Il prononce un discours solennel devant les autorités japonaises et tout ce qui
reste des serviteurs de l’Empire chinois, parlant de la souveraineté de son
nouveau pays, de l’égalité, du respect réciproque entre Japon et Mandchourie,
etc… Il n’a décidément rien compris. Les Japonais, furieux, se lèvent et
partent. Suivis très peu de temps après par les « Chinois ». Pu Yi
est un homme seul.
Ci-dessous : l'empereur-potiche.
Il constate que sa garde
personnelle est désarmée… Il doit écouter Masahiko
Amakasu déclarer que, comme l’Inde britannique (c’est historiquement exact,
l’administration du "joyau de la Couronne" n’a pas coûté un penny à sa gracieuse
majesté), le Mandchoukouo doit payer lui-même les frais de sa colonisation par
les Japonais.

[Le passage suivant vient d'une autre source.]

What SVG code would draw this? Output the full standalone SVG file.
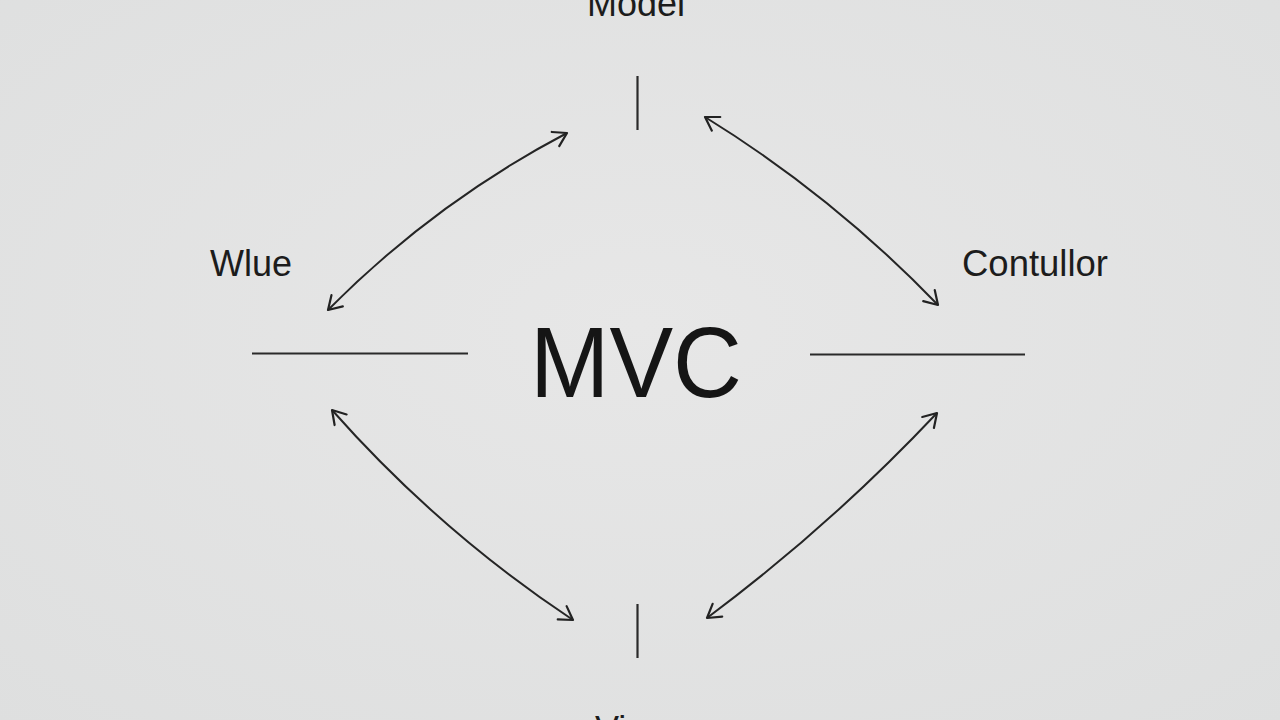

Puis le Japonais se laisse aller : « l’Asie nous
appartiendra »…
Il
va de soi que les Chinois, communistes ou pas, ont des récriminations
particulièrement nombreuses et graves à formuler à l’égard des militaires de
Tokyo qui tardent à présenter des excuses.Les exactions japonaises, leur guerre d’agression (1931-1937-1945) et le révisionnisme historique Aussi bien, Pu Yi est accusé
de collaboration avec ces derniers et cela donne les interrogatoires de 1950
dans la prison de Fushun.
Les
Chinois et le premier d’entre eux, à savoir Mao, le Grand Timonier, montre une
relative bienveillance à son égard (lire les articles Wiki). Il semble bien qu’on ne puisse pas se
débarrasser en si peu de temps de plusieurs millénaires de domination
impériale. Surtout que Pu Yi est – peut-être – Fils du Ciel. Qui sait ?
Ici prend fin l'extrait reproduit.